Task brief
Write out exactly the lines from the line with "The picture is" through the line with "const horizEnd = 1.01;", both ends included, and no other line.

Data to process
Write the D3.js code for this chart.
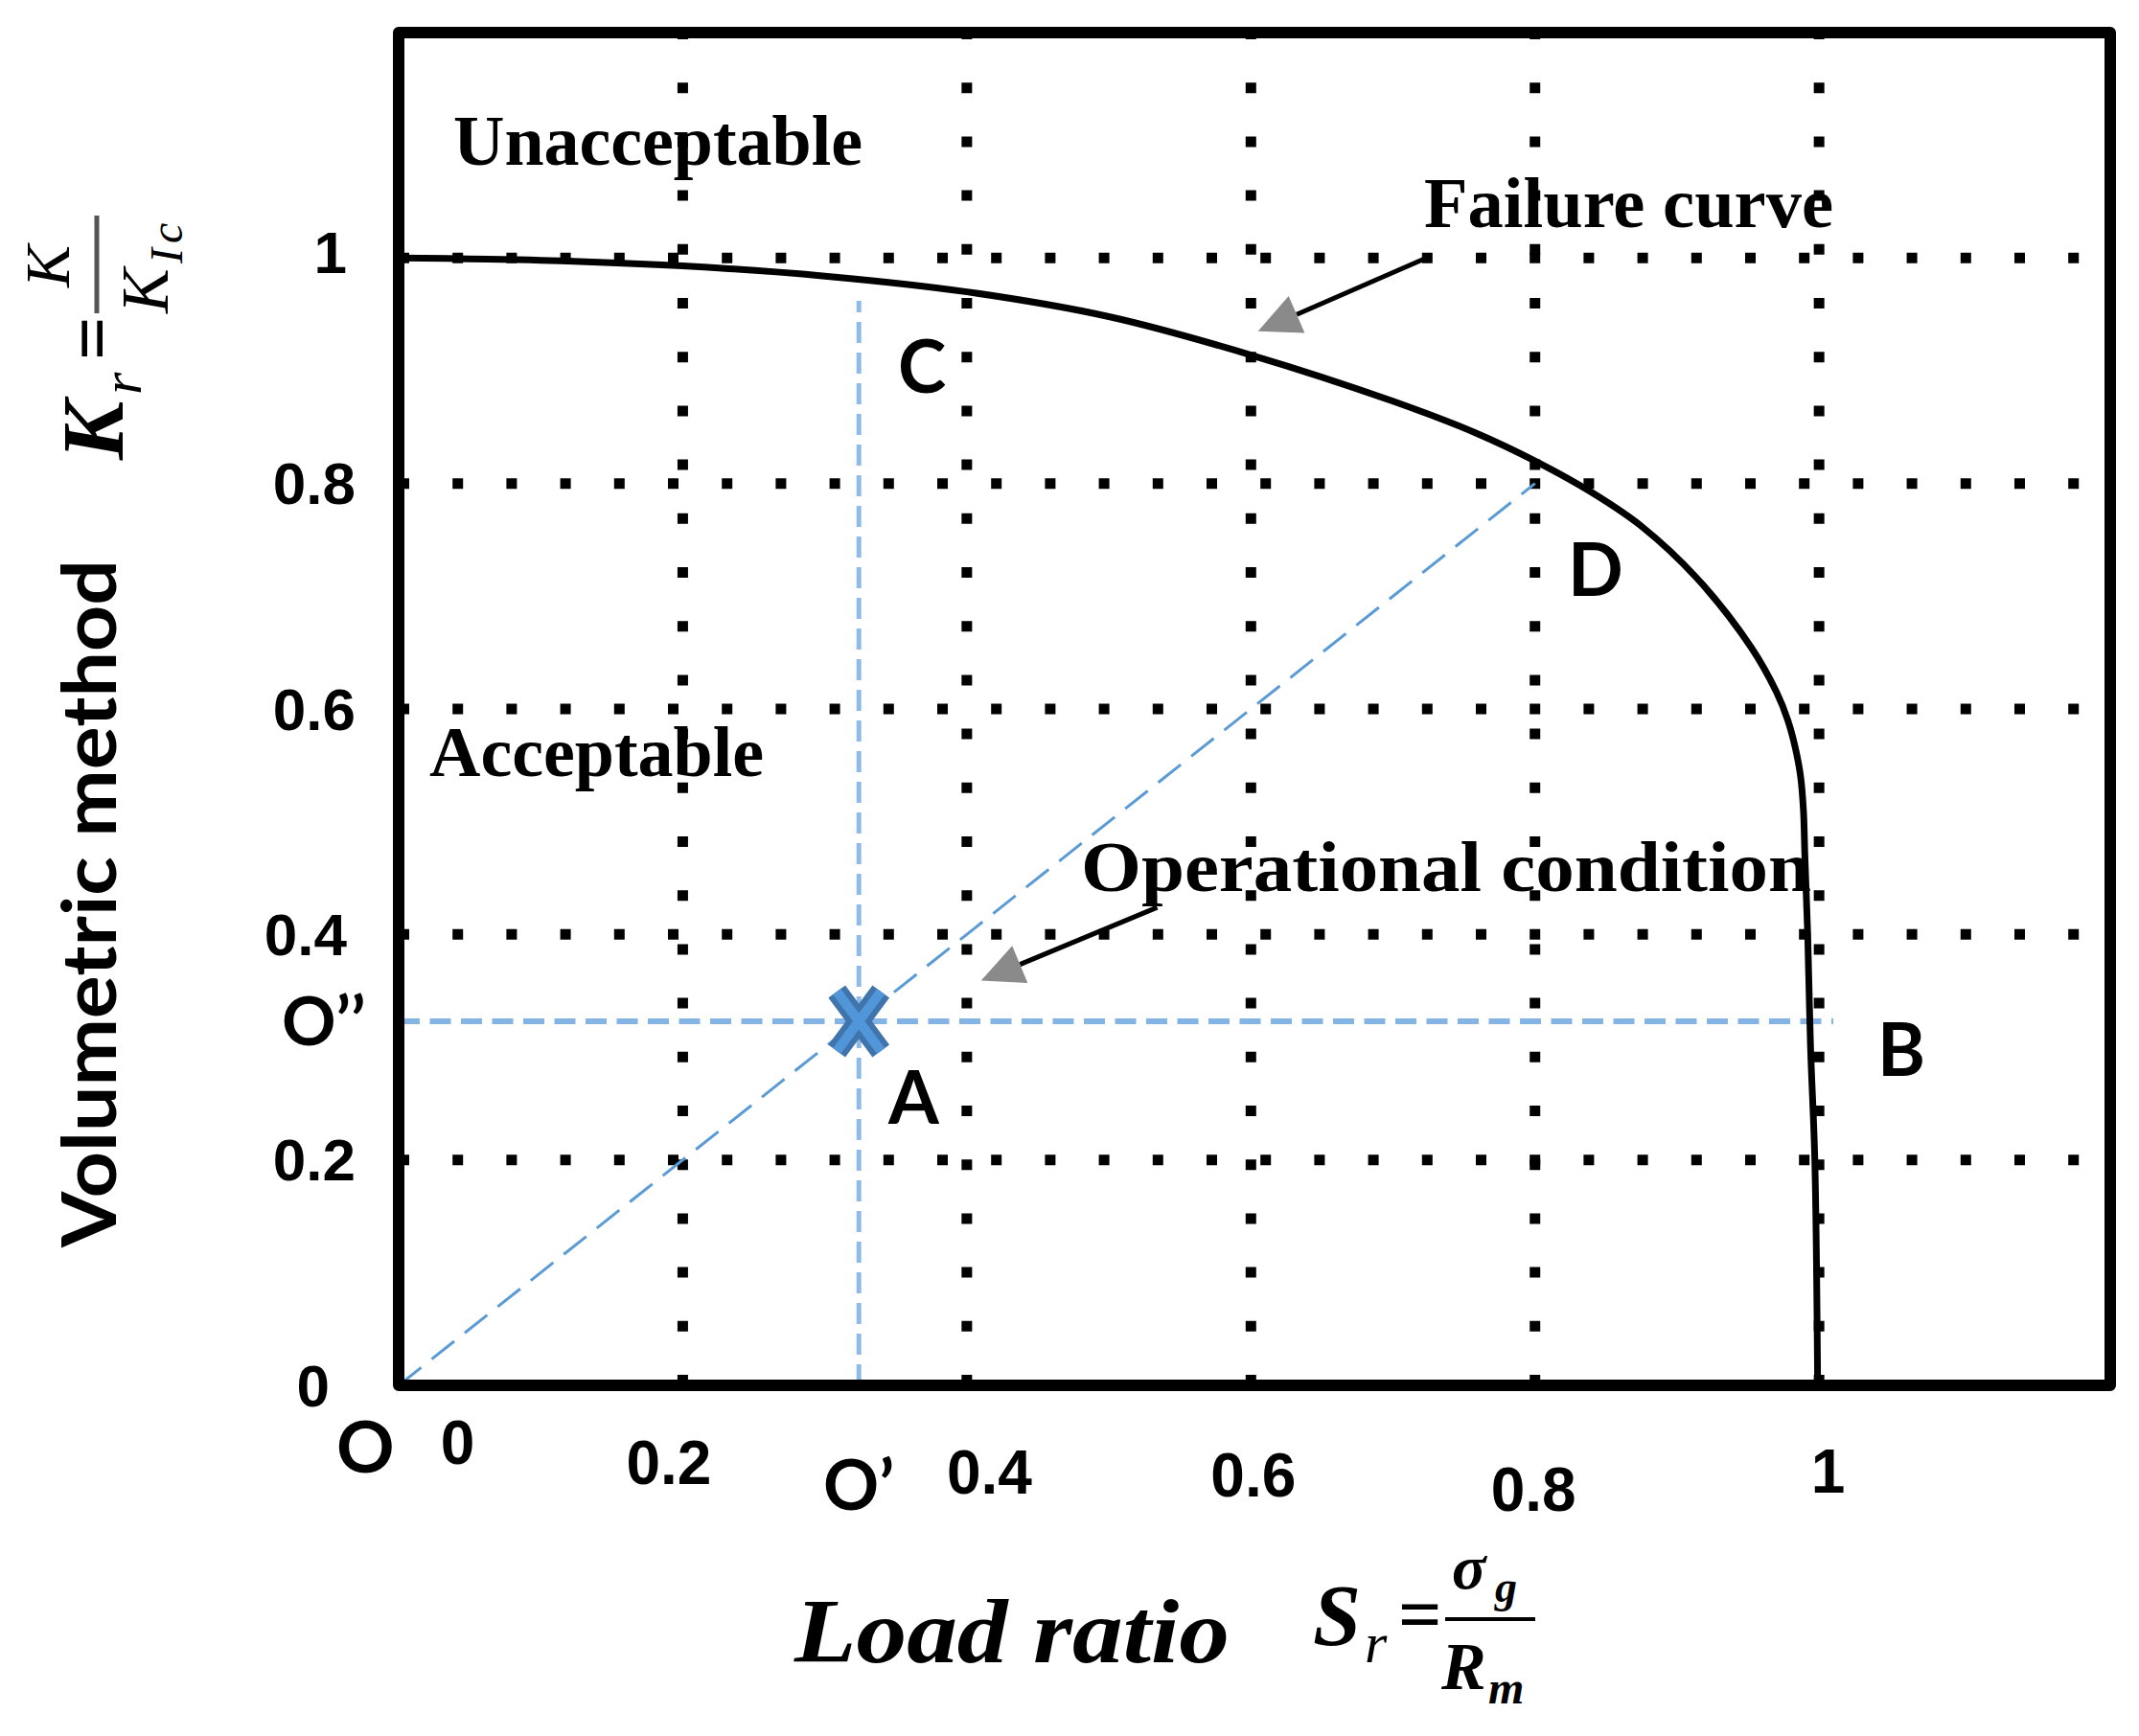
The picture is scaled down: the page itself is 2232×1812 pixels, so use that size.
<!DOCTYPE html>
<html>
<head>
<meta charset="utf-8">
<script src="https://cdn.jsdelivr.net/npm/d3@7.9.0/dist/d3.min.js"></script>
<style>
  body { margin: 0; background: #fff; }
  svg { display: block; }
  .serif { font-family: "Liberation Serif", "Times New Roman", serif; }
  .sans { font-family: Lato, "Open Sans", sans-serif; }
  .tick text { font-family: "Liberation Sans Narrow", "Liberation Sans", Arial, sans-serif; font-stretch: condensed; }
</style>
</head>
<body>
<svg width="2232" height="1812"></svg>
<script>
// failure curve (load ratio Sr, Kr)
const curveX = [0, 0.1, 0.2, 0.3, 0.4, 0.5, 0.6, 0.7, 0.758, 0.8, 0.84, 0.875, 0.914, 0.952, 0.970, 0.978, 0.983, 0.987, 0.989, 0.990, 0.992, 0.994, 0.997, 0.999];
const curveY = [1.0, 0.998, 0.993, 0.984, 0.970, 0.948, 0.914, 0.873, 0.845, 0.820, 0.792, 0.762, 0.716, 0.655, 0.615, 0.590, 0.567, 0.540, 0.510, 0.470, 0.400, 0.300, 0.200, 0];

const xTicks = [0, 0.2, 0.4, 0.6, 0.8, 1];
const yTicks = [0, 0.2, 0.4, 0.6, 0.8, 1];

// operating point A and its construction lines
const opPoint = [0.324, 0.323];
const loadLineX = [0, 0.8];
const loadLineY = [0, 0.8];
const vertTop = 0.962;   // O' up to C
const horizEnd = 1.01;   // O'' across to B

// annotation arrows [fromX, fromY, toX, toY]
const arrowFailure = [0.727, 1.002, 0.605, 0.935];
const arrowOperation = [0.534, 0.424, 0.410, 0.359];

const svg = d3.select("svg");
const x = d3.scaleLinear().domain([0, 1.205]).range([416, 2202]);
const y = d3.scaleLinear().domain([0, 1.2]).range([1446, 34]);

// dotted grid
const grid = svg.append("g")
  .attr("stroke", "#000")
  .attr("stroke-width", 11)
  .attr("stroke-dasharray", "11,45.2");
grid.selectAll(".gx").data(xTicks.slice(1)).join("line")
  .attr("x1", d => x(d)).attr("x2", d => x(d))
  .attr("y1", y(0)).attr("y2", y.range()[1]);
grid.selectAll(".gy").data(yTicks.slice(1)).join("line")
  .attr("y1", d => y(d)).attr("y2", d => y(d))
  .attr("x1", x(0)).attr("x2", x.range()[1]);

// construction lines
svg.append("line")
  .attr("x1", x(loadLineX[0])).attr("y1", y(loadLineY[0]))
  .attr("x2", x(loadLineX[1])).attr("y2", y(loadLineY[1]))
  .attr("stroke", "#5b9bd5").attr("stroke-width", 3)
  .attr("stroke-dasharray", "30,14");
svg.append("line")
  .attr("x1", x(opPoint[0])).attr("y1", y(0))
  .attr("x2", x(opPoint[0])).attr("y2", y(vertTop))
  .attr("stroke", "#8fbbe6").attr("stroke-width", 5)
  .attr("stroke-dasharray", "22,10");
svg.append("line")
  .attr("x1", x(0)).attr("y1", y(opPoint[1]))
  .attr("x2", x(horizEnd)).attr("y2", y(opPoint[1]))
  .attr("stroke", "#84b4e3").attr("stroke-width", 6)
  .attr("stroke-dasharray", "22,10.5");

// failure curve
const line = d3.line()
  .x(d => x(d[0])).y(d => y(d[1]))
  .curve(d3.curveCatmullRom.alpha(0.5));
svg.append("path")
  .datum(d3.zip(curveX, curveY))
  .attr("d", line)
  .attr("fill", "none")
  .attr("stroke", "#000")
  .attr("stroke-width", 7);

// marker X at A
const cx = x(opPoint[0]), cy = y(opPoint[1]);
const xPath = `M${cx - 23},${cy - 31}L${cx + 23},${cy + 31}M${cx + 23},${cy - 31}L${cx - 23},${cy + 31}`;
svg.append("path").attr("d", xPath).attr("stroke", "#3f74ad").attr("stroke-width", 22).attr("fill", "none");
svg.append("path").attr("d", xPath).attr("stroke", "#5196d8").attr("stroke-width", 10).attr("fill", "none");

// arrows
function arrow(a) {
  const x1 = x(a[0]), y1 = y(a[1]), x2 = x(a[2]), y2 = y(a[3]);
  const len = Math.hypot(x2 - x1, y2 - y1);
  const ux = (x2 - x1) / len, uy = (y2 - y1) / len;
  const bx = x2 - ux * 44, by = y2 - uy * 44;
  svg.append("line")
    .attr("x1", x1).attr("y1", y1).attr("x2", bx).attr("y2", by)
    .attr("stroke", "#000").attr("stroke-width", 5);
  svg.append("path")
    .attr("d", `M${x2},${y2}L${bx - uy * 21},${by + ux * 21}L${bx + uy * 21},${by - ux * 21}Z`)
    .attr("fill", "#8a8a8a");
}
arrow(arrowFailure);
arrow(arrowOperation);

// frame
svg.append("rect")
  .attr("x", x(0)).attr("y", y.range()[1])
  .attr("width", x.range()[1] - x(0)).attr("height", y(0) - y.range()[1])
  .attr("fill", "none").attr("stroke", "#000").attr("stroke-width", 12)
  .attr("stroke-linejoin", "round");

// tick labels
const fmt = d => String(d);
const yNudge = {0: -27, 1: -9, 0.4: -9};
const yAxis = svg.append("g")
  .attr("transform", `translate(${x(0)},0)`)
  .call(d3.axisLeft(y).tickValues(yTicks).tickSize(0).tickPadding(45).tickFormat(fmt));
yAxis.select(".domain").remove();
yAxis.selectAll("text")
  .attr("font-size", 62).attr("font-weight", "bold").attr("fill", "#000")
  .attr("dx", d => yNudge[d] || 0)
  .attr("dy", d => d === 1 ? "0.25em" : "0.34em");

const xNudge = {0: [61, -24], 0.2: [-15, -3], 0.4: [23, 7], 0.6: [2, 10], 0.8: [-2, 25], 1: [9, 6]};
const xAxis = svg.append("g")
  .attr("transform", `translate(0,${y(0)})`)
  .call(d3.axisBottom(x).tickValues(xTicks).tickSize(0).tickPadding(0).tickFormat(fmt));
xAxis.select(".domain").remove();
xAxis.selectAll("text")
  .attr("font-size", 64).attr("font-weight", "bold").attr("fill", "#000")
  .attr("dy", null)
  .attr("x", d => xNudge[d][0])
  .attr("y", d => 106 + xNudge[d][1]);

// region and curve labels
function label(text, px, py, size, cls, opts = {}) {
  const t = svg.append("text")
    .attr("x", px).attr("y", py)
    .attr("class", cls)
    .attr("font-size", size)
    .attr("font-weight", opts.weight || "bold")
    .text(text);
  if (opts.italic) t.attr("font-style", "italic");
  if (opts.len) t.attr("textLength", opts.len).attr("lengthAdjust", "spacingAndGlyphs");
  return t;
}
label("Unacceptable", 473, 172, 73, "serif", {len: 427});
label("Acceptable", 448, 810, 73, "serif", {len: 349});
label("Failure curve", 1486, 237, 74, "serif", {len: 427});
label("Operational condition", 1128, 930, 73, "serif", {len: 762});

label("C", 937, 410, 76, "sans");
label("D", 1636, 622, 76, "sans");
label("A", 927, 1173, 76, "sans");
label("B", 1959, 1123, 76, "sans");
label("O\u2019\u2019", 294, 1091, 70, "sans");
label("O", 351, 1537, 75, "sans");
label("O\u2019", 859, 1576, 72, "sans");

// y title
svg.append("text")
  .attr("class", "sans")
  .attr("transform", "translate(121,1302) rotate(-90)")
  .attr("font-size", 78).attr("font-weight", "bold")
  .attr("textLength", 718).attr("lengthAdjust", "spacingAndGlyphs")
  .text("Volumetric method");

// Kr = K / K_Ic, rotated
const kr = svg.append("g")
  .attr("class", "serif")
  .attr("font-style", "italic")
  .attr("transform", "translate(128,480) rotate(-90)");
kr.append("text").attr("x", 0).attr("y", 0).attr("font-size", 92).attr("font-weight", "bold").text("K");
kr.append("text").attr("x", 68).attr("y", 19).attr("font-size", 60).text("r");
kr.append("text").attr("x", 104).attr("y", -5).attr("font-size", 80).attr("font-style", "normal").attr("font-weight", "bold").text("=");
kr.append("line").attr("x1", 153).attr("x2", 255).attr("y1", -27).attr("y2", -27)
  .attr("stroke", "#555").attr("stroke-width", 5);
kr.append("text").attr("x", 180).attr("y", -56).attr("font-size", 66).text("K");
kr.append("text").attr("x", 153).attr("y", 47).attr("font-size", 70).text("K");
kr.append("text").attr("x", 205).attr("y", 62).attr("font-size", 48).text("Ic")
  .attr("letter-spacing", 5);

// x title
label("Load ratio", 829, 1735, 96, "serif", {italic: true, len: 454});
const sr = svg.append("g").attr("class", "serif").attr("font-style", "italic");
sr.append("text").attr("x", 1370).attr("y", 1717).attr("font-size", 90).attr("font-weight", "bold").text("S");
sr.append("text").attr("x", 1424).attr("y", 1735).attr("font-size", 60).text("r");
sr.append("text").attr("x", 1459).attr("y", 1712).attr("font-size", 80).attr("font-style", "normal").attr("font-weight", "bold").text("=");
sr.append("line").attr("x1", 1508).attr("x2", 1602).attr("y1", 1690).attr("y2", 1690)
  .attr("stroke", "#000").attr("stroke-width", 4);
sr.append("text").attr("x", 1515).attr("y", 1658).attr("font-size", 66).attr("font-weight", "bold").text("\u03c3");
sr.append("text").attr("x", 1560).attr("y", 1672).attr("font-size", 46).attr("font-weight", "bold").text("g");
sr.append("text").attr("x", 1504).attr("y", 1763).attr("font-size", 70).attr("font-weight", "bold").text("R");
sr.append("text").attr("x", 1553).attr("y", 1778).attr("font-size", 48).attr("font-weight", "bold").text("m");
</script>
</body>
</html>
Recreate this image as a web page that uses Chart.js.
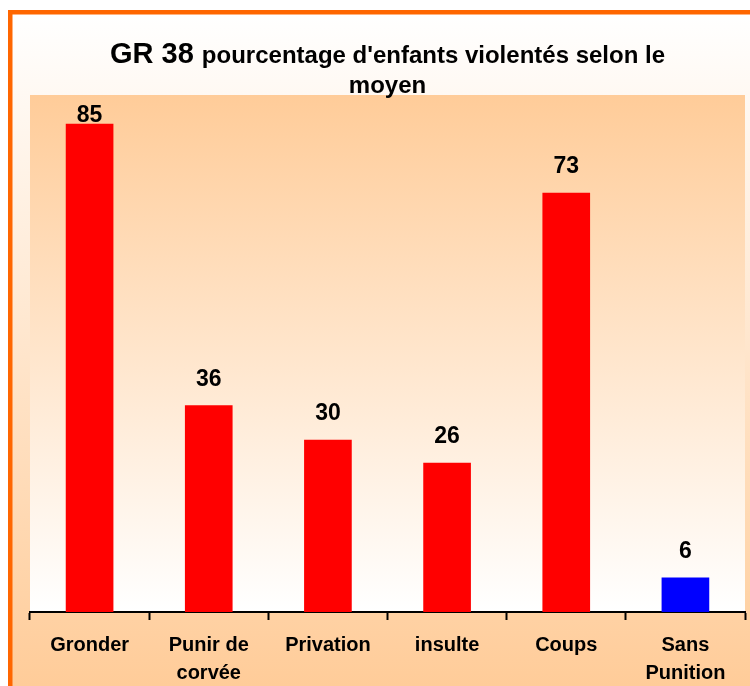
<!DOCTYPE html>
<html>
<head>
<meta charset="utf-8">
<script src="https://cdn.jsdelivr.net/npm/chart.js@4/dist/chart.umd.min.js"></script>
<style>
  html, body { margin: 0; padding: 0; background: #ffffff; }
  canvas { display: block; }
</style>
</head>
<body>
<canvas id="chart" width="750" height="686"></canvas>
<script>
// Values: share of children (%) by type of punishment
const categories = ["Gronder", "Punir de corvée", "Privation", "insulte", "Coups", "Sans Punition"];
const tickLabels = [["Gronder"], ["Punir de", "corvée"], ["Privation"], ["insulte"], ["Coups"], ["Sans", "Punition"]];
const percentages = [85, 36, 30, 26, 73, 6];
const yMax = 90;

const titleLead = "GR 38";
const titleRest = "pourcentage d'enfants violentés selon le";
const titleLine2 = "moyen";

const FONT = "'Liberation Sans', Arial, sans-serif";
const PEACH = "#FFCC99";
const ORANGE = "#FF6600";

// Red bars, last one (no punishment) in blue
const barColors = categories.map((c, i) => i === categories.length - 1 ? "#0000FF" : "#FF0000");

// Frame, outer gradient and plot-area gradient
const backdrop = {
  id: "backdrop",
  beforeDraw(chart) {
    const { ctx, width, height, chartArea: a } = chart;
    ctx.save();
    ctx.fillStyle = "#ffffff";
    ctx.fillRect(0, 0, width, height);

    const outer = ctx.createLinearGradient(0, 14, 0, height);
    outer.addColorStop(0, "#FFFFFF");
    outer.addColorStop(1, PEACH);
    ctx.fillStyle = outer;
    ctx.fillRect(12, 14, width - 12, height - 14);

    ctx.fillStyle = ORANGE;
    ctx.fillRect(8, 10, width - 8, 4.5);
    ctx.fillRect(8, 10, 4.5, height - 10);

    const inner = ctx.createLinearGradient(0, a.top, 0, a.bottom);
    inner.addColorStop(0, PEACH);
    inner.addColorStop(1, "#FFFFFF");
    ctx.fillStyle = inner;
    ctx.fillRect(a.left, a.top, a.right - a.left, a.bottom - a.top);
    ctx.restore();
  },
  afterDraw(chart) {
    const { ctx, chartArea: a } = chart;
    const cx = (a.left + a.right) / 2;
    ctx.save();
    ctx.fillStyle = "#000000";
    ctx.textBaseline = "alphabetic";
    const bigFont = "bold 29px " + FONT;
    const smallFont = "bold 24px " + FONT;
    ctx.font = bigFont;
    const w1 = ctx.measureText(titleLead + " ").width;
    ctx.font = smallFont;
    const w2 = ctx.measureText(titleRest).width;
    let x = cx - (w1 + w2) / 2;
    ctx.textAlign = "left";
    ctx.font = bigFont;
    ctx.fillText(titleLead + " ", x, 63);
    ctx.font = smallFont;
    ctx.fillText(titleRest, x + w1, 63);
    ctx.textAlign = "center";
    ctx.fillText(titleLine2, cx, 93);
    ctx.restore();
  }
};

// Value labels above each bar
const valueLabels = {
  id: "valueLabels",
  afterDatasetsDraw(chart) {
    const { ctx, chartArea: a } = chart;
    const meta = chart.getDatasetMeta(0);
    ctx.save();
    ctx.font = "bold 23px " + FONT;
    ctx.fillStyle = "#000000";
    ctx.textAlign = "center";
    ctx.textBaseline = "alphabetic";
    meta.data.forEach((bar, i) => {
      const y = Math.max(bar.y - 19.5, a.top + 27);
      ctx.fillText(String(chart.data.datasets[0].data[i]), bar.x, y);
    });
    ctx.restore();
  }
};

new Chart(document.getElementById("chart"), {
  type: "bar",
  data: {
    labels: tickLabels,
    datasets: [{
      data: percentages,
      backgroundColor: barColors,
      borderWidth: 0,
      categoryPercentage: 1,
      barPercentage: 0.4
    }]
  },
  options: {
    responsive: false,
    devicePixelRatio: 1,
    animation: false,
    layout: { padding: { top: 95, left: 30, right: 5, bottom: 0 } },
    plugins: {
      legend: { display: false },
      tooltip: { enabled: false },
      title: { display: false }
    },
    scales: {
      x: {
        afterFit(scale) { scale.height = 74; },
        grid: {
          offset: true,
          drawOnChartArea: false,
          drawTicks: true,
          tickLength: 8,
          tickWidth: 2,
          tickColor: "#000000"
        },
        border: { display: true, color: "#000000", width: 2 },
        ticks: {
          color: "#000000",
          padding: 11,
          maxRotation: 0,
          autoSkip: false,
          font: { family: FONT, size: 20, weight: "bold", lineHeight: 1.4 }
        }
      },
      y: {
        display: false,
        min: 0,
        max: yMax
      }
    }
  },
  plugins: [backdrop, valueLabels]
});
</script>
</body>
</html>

The answer
The picture is scaled down: the page itself is 2232×1812 pixels, so use that size.
<!DOCTYPE html>
<html>
<head>
<meta charset="utf-8">
<script src="https://cdn.jsdelivr.net/npm/d3@7.9.0/dist/d3.min.js"></script>
<style>
  body { margin: 0; background: #fff; }
  svg { display: block; }
  .serif { font-family: "Liberation Serif", "Times New Roman", serif; }
  .sans { font-family: Lato, "Open Sans", sans-serif; }
  .tick text { font-family: "Liberation Sans Narrow", "Liberation Sans", Arial, sans-serif; font-stretch: condensed; }
</style>
</head>
<body>
<svg width="2232" height="1812"></svg>
<script>
// failure curve (load ratio Sr, Kr)
const curveX = [0, 0.1, 0.2, 0.3, 0.4, 0.5, 0.6, 0.7, 0.758, 0.8, 0.84, 0.875, 0.914, 0.952, 0.970, 0.978, 0.983, 0.987, 0.989, 0.990, 0.992, 0.994, 0.997, 0.999];
const curveY = [1.0, 0.998, 0.993, 0.984, 0.970, 0.948, 0.914, 0.873, 0.845, 0.820, 0.792, 0.762, 0.716, 0.655, 0.615, 0.590, 0.567, 0.540, 0.510, 0.470, 0.400, 0.300, 0.200, 0];

const xTicks = [0, 0.2, 0.4, 0.6, 0.8, 1];
const yTicks = [0, 0.2, 0.4, 0.6, 0.8, 1];

// operating point A and its construction lines
const opPoint = [0.324, 0.323];
const loadLineX = [0, 0.8];
const loadLineY = [0, 0.8];
const vertTop = 0.962;   // O' up to C
const horizEnd = 1.01;   // O'' across to B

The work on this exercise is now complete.